In any case, there is sound reason to believe that the Navalny case is only a Trojan Horse construct to permit the United States and its European allies to pursue a policy of hampering Russia. It is notable that the latest sanctions include financial measures targeting Russian scientific and defense industries. As senior Russian lawmaker Leonid Slutsky points out: “Human rights protection [purporting to Navalny] has nothing to do with this. The aim is to curb the development of Russian science and the defense industry.”

Here is another demonstration of why the Western “concern” for human rights in Russia is a cynical pretext.

American President Joe Biden in an early phone call with Russian counterpart Vladimir Putin, shortly after his inauguration on January 20, said that he raised stern concerns about Navalny and human rights.

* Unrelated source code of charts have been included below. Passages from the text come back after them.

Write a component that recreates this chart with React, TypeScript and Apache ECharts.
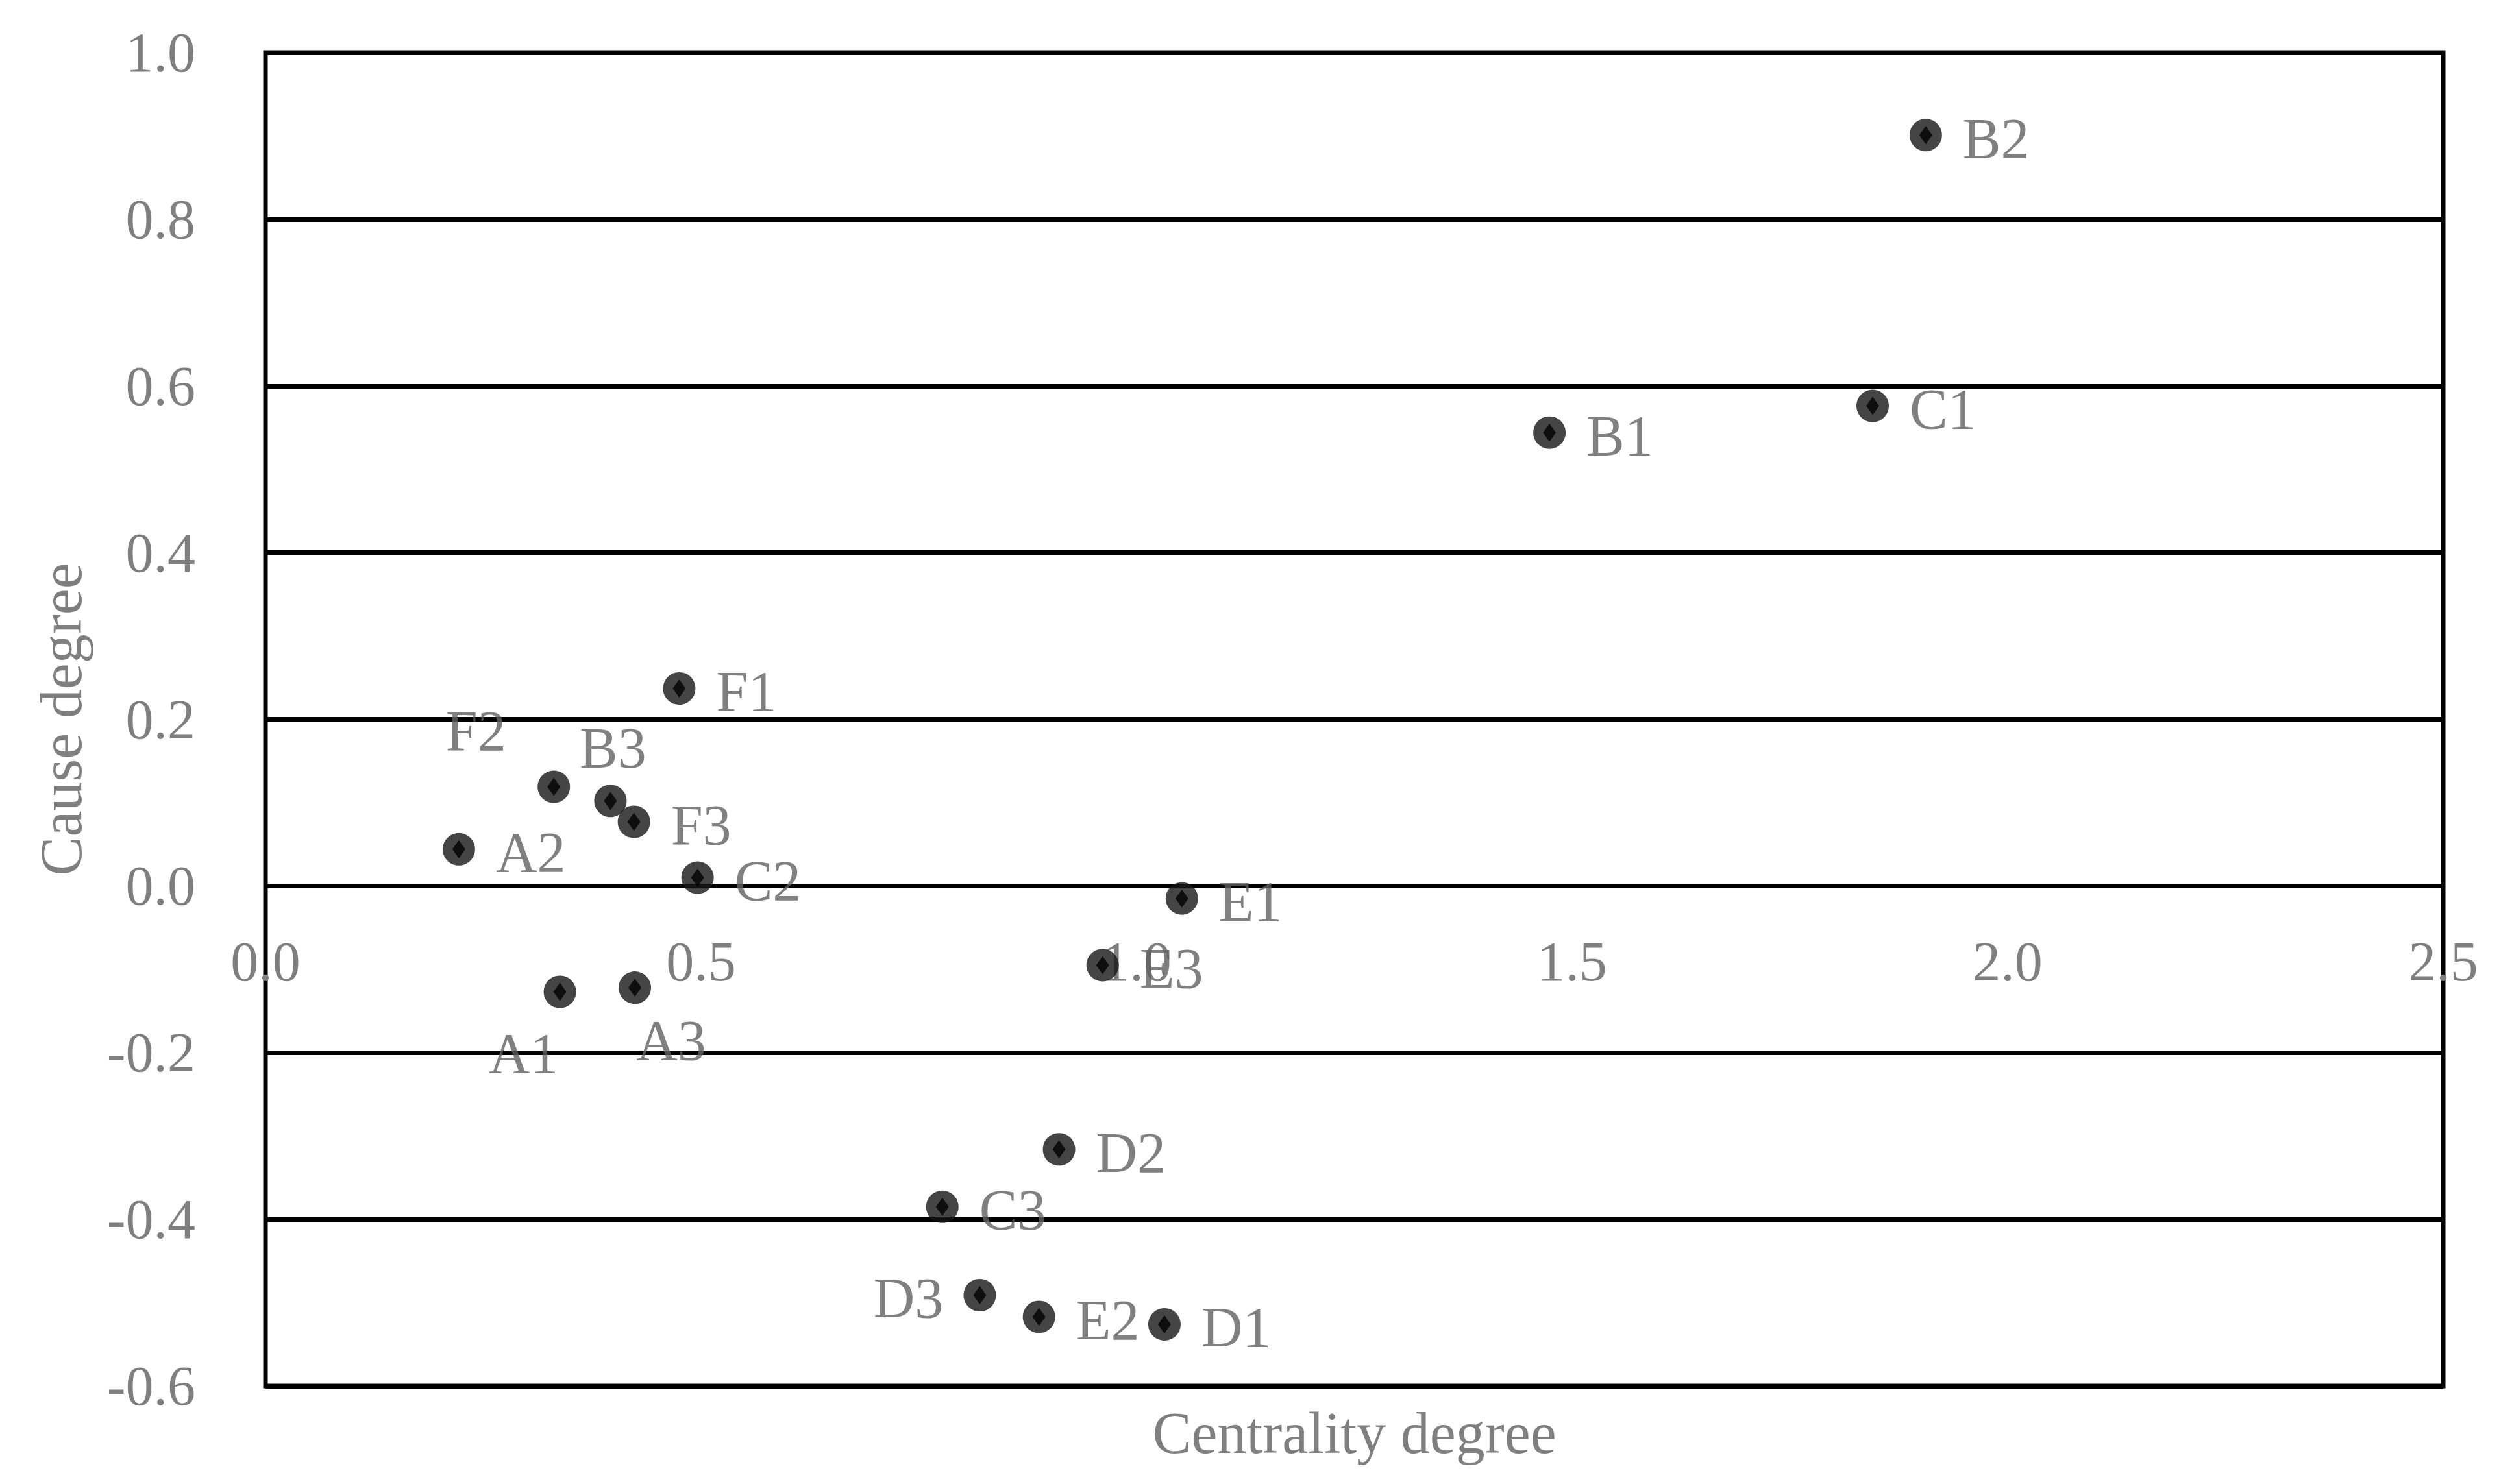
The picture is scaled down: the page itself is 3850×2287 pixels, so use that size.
import React, { useEffect, useRef } from "react";
import * as echarts from "echarts";

// ---- data ----
const factorNames = ["A1", "A2", "A3", "B1", "B2", "B3", "C1", "C2", "C3", "D1", "D2", "D3", "E1", "E2", "E3", "F1", "F2", "F3"];
const centralityDegree = [0.338, 0.222, 0.424, 1.474, 1.906, 0.396, 1.845, 0.496, 0.777, 1.032, 0.911, 0.820, 1.052, 0.888, 0.961, 0.475, 0.331, 0.423];
const causeDegree = [-0.127, 0.044, -0.122, 0.544, 0.901, 0.102, 0.576, 0.010, -0.385, -0.526, -0.316, -0.491, -0.015, -0.517, -0.095, 0.237, 0.119, 0.077];

const xTicks = { min: 0, max: 2.5, interval: 0.5 };
const yTicks = { min: -0.6, max: 1.0, interval: 0.2 };

const xTitle = "Centrality degree";
const yTitle = "Cause degree";

// label placement (style only): offsets for labels that are not to the right of the point
const specialLabelOffsets: Record<string, [number, number]> = {
  F2: [-120, -86],
  B3: [4, -82],
  A1: [-56, 95],
  A3: [56, 81],
  D3: [-110, 4],
};

const FONT = "'Liberation Serif', 'DejaVu Serif', serif";

export default function App() {
  const ref = useRef<HTMLDivElement>(null);

  useEffect(() => {
    document.body.style.margin = "0";
    document.body.style.overflow = "hidden";
    if (!ref.current) return;
    const chart = echarts.init(ref.current, undefined, { renderer: "svg" });

    const points = factorNames.map((name, i) => {
      const off = specialLabelOffsets[name];
      const item: any = { name, value: [centralityDegree[i], causeDegree[i]] };
      if (off) {
        item.label = { position: "inside", offset: off, distance: 0 };
      }
      return item;
    });
    const diamonds = factorNames.map((name, i) => ({ name, value: [centralityDegree[i], causeDegree[i]] }));

    chart.setOption({
      animation: false,
      backgroundColor: "#ffffff",
      grid: {
        left: 409,
        top: 81,
        right: 86,
        bottom: 151,
        show: true,
        borderColor: "#000000",
        borderWidth: 7,
        backgroundColor: "transparent",
      },
      xAxis: {
        type: "value",
        position: "bottom",
        min: xTicks.min,
        max: xTicks.max,
        interval: xTicks.interval,
        axisLine: { show: false, onZero: false },
        axisTick: { show: false },
        splitLine: { show: false },
        axisLabel: {
          margin: -697,
          color: "#7f7f7f",
          fontFamily: FONT,
          fontSize: 86,
          formatter: (v: number) => v.toFixed(1),
        },
        name: xTitle,
        nameLocation: "middle",
        nameGap: 27,
        nameMoveOverlap: false,
        nameTextStyle: { color: "#7f7f7f", fontFamily: FONT, fontSize: 90 },
      },
      yAxis: {
        type: "value",
        min: yTicks.min,
        max: yTicks.max,
        interval: yTicks.interval,
        axisLine: { show: false },
        axisTick: { show: false },
        splitLine: { show: true, lineStyle: { color: "#000", width: 7 } },
        axisLabel: {
          margin: 108,
          color: "#7f7f7f",
          fontFamily: FONT,
          fontSize: 86,
          formatter: (v: number) => v.toFixed(1),
        },
        name: yTitle,
        nameLocation: "middle",
        nameGap: 270,
        nameMoveOverlap: false,
        nameTextStyle: { color: "#7f7f7f", fontFamily: FONT, fontSize: 90 },
      },
      series: [
        {
          type: "scatter",
          data: points,
          symbol: "circle",
          symbolSize: 50,
          itemStyle: { color: "#161616" },
          label: {
            show: true,
            position: "right",
            distance: 32,
            offset: [0, 5],
            formatter: (p: any) => p.name,
            color: "#606060",
            fontFamily: FONT,
            fontSize: 88,
          },
          z: 3,
        },
        {
          type: "scatter",
          data: diamonds,
          symbol: "diamond",
          symbolSize: [20, 28],
          itemStyle: { color: "#000000" },
          silent: true,
          label: { show: false },
          z: 4,
        },
      ],
    });

    return () => chart.dispose();
  }, []);

  return <div ref={ref} style={{ width: 3850, height: 2287 }} />;
}
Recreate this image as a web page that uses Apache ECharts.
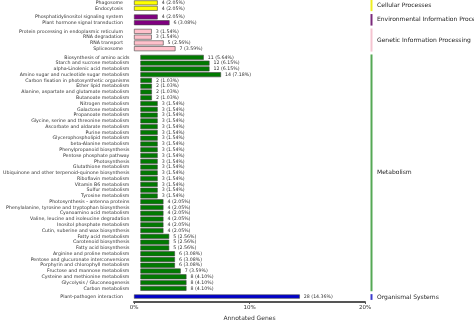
<!DOCTYPE html>
<html>
<head>
<meta charset="utf-8">
<script src="https://cdn.jsdelivr.net/npm/echarts@6/dist/echarts.min.js"></script>
<style>
  html, body { margin: 0; padding: 0; background: #fff; }
  #chart { width: 474px; height: 322px; }
</style>
</head>
<body>
<div id="chart"></div>
<script>
// KEGG pathway annotation: gene counts per pathway, grouped by class
const TOTAL_GENES = 195;

const cellularNames = ['Phagosome', 'Endocytosis'];
const cellularCounts = [4, 4];

const envNames = ['Phosphatidylinositol signaling system', 'Plant hormone signal transduction'];
const envCounts = [4, 6];

const geneticNames = ['Protein processing in endoplasmic reticulum', 'RNA degradation', 'RNA transport', 'Spliceosome'];
const geneticCounts = [3, 3, 5, 7];

const metabolismNames = [
  'Biosynthesis of amino acids', 'Starch and sucrose metabolism', 'alpha-Linolenic acid metabolism',
  'Amino sugar and nucleotide sugar metabolism', 'Carbon fixation in photosynthetic organisms',
  'Ether lipid metabolism', 'Alanine, aspartate and glutamate metabolism', 'Butanoate metabolism',
  'Nitrogen metabolism', 'Galactose metabolism', 'Propanoate metabolism',
  'Glycine, serine and threonine metabolism', 'Ascorbate and aldarate metabolism', 'Purine metabolism',
  'Glycerophospholipid metabolism', 'beta-Alanine metabolism', 'Phenylpropanoid biosynthesis',
  'Pentose phosphate pathway', 'Photosynthesis', 'Glutathione metabolism',
  'Ubiquinone and other terpenoid-quinone biosynthesis', 'Riboflavin metabolism', 'Vitamin B6 metabolism',
  'Sulfur metabolism', 'Tyrosine metabolism', 'Photosynthesis - antenna proteins',
  'Phenylalanine, tyrosine and tryptophan biosynthesis', 'Cyanoamino acid metabolism',
  'Valine, leucine and isoleucine degradation', 'Inositol phosphate metabolism',
  'Cutin, suberine and wax biosynthesis', 'Fatty acid metabolism', 'Carotenoid biosynthesis',
  'Fatty acid biosynthesis', 'Arginine and proline metabolism', 'Pentose and glucuronate interconversions',
  'Porphyrin and chlorophyll metabolism', 'Fructose and mannose metabolism',
  'Cysteine and methionine metabolism', 'Glycolysis / Gluconeogenesis', 'Carbon metabolism'
];
const metabolismCounts = [
  11, 12, 12, 14, 2, 2, 2, 2, 3, 3, 3, 3, 3, 3, 3, 3, 3, 3, 3, 3, 3, 3, 3, 3, 3,
  4, 4, 4, 4, 4, 4, 5, 5, 5, 6, 6, 6, 7, 8, 8, 8
];

const organismalNames = ['Plant-pathogen interaction'];
const organismalCounts = [28];

const groupTitles = ['Cellular Processes', 'Environmental Information Processing',
  'Genetic Information Processing', 'Metabolism', 'Organismal Systems'];

const xTicks = [0, 10, 20];

// styling per class: bar fill and side marker colour
const groups = [
  { title: groupTitles[0], names: cellularNames, counts: cellularCounts, fill: '#ffff00', mark: '#eeee22' },
  { title: groupTitles[1], names: envNames, counts: envCounts, fill: '#800080', mark: '#7b2a7b' },
  { title: groupTitles[2], names: geneticNames, counts: geneticCounts, fill: '#ffc0cb', mark: '#f4c4d0' },
  { title: groupTitles[3], names: metabolismNames, counts: metabolismCounts, fill: '#007a00', mark: '#55a855' },
  { title: groupTitles[4], names: organismalNames, counts: organismalCounts, fill: '#0000cc', mark: '#3a3acc' }
];

// layout
const ROW = 5.775;
const TOP0 = -0.4;
const LEFT = 134;
const RIGHT_EDGE = 365;
const FONT = 'DejaVu Sans';

const grids = [], xAxes = [], yAxes = [], series = [], graphics = [];
let start = 0;
groups.forEach((g, gi) => {
  const top = TOP0 + ROW * (start + 0.5 * gi);
  const height = ROW * g.names.length;
  const last = gi === groups.length - 1;
  grids.push({ left: LEFT, width: RIGHT_EDGE - LEFT, top: top, height: height });
  xAxes.push({
    type: 'value', gridIndex: gi, min: xTicks[0], max: xTicks[xTicks.length - 1], interval: 10,
    show: last, offset: 3, splitLine: { show: false },
    axisLine: { show: true, lineStyle: { color: '#555', width: 2 } },
    axisTick: { show: true, length: 2, lineStyle: { color: '#555', width: 1 } },
    axisLabel: { formatter: '{value}%', fontSize: 5.5, color: '#333', fontFamily: FONT, margin: 3 },
    name: last ? 'Annotated Genes' : '', nameLocation: 'middle', nameGap: 13,
    nameTextStyle: { fontSize: 6, color: '#333', fontFamily: FONT }
  });
  yAxes.push({
    type: 'category', gridIndex: gi, data: g.names, inverse: true,
    axisLine: { show: false }, axisTick: { show: false },
    axisLabel: { interval: 0, fontSize: 4.7, color: '#333', fontFamily: FONT, margin: 11 }
  });
  series.push({
    type: 'bar', xAxisIndex: gi, yAxisIndex: gi,
    data: g.counts.map(c => ({ value: c / TOTAL_GENES * 100, count: c })),
    barCategoryGap: '14%',
    itemStyle: { color: g.fill, borderColor: '#444', borderWidth: 0.6 },
    label: {
      show: true, position: 'right', distance: 4,
      fontSize: 4.7, color: '#333', fontFamily: FONT,
      formatter: p => p.data.count + ' (' + p.value.toFixed(2) + '%)'
    },
    silent: true, animation: false
  });
  // class marker line and title on the right
  graphics.push({
    type: 'rect', shape: { x: 370.5, y: Math.max(top, 0), width: 2, height: height - Math.max(0, -top) },
    style: { fill: g.mark }
  });
  graphics.push({
    type: 'text', x: 377, y: top + height / 2,
    style: { text: g.title, fontSize: 6, fill: '#222', fontFamily: FONT,
      verticalAlign: 'middle', align: 'left' }
  });
  start += g.names.length;
});

const chart = echarts.init(document.getElementById('chart'), null, { renderer: 'canvas' });
chart.setOption({
  backgroundColor: '#fff',
  animation: false,
  grid: grids, xAxis: xAxes, yAxis: yAxes, series: series,
  graphic: graphics
});
</script>
</body>
</html>
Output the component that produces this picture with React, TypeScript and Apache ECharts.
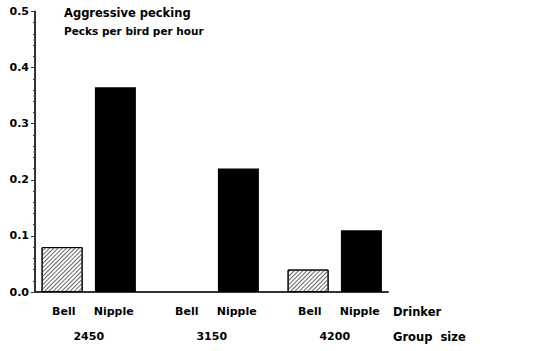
import React, { useEffect, useRef } from "react";
import * as echarts from "echarts";

const groupSizes = ["2450", "3150", "4200"];
const drinkers = ["Bell", "Nipple"];
const bellValues = [0.08, 0, 0.04];
const nippleValues = [0.365, 0.22, 0.11];
const yTicks = [0, 0.1, 0.2, 0.3, 0.4, 0.5];

const FONT = "DejaVu Sans";

export default function App() {
  const ref = useRef<HTMLDivElement>(null);
  useEffect(() => {
    if (!ref.current) return;
    const chart = echarts.init(ref.current, null, { renderer: "svg" });
    const top = 11.5;
    const bottom = 351 - 292;
    const option: any = {
      animation: false,
      backgroundColor: "#fff",
      title: {
        text: "Aggressive pecking",
        subtext: "Pecks per bird per hour",
        left: 64,
        top: 5,
        itemGap: 3,
        padding: 0,
        textStyle: { fontFamily: FONT, fontSize: 11.5, fontWeight: "bold", color: "#000", lineHeight: 16 },
        subtextStyle: { fontFamily: FONT, fontSize: 10.5, fontWeight: "bold", color: "#000", lineHeight: 13 },
      },
      grid: [
        { left: 35, right: 548 - 388, top, bottom },
        { left: 27.25, width: 369, top, bottom },
      ],
      xAxis: [
        {
          gridIndex: 0,
          type: "category",
          data: [""],
          axisLine: { show: true, lineStyle: { color: "#333", width: 2 } },
          axisTick: { show: false },
          axisLabel: { show: false },
        },
        {
          gridIndex: 1,
          type: "category",
          data: groupSizes,
          axisLine: { show: false },
          axisTick: { show: false },
          axisLabel: {
            margin: 7,
            formatter: (v: string) => `{d|${drinkers[0]}}{d|${drinkers[1]}}\n{g|${v}}`,
            rich: {
              d: { width: 50, align: "center", fontFamily: FONT, fontSize: 11, fontWeight: "bold", color: "#000", lineHeight: 25 },
              g: { fontFamily: FONT, fontSize: 11, fontWeight: "bold", color: "#000", lineHeight: 25 },
            },
          },
        },
      ],
      yAxis: [
        {
          gridIndex: 0,
          type: "value",
          min: yTicks[0],
          max: yTicks[yTicks.length - 1],
          interval: 0.1,
          axisLine: { show: true, lineStyle: { color: "#333", width: 2 } },
          axisTick: { show: true, length: 4, lineStyle: { color: "#333", width: 1 } },
          minorTick: { show: true, splitNumber: 5, length: 2, lineStyle: { color: "#333", width: 1 } },
          splitLine: { show: false },
          axisLabel: {
            margin: 6,
            formatter: (v: number) => v.toFixed(1),
            fontFamily: FONT,
            fontSize: 11,
            fontWeight: "bold",
            color: "#000",
          },
        },
        {
          gridIndex: 1,
          type: "value",
          min: yTicks[0],
          max: yTicks[yTicks.length - 1],
          show: false,
          splitLine: { show: false },
        },
      ],
      series: [
        {
          name: drinkers[0],
          type: "bar",
          xAxisIndex: 1,
          yAxisIndex: 1,
          data: bellValues.map((v) => (v === 0 ? { value: v, itemStyle: { borderWidth: 0 } } : v)),
          barWidth: 41,
          barGap: "30%",
          itemStyle: {
            color: "#fff",
            borderColor: "#000",
            borderWidth: 1,
            decal: {
              symbol: "rect",
              symbolSize: 1,
              color: "#666",
              backgroundColor: "#fff",
              dashArrayX: [1, 0],
              dashArrayY: [1, 1.8],
              rotation: -Math.PI / 4,
            },
          },
        },
        {
          name: drinkers[1],
          type: "bar",
          xAxisIndex: 1,
          yAxisIndex: 1,
          data: nippleValues,
          barWidth: 41,
          barGap: "30%",
          itemStyle: { color: "#000" },
        },
      ],
      graphic: [
        {
          type: "text",
          x: 393,
          y: 311.5,
          style: { text: "Drinker", font: `bold 11.5px '${FONT}'`, fill: "#000", verticalAlign: "middle" },
        },
        {
          type: "text",
          x: 393,
          y: 336.7,
          style: { text: "Group  size", font: `bold 11.5px '${FONT}'`, fill: "#000", verticalAlign: "middle" },
        },
      ],
    };
    chart.setOption(option);
    return () => chart.dispose();
  }, []);
  return (
    <div
      ref={ref}
      style={{ position: "absolute", left: 0, top: 0, width: 548, height: 351 }}
    />
  );
}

Last week, Biden held his first phone call with Saudi Arabia’s King Salman. Their conversation was said to be cordial with Biden valorizing the “strategic alliance” between the United States and Saudi kingdom.

Just as Biden was praising the Saudi monarchy, the U.S. intelligence services released a report which again confirmed that the king’s son and heir to the throne, Crown Prince Mohammed bin Salman, was directly implicated in the murder of journalist Jamal Khashoggi. This conclusion implicating the crown prince has already been reached by the UN special rapporteur Agnes Callamard, as well by Turkish intelligence, among others.

In 2018, Khashoggi was lured to the Saudi consulate in Istanbul where he was brutally murdered and his body carved up with a bone saw. The team of killers included close aides of the Saudi crown prince. The evidence convincingly points to the monarch’s complicity.

Jamal Khashoggi was working as a journalist for the Washington Post. He had residence status in the United States and was well regarded by Washington-based think-tanks for his intelligent criticism of human rights abuses in Saudi Arabia.

Yet in his conversation with the Saudi King, it was reported that Biden did not bring up the case of Khashoggi, and only made vague, perfunctory mention of the many other human rights violations in the autocratic oil kingdom.

Along with Biden’s silence we can add that of the European Union. Soon after the Khashoggi murder, there were grumblings among some EU members to cut exports of weapons to Saudi Arabia. Today, the EU makes no such protests, having resumed lucrative business-as-usual. There are no calls for justice over the barbaric killing.

The difference between the U.S. and EU’s vociferous “concern” over the minor and dubious case of Navalny compared with their inaction over the glaring case of Jamal Khashoggi goes to show their rank hypocrisy and duplicity. The cynical, bankrupt basis for sanctioning Russia makes the Western states’ words and actions a triumph of absurdity over reason, and a reckless provocation.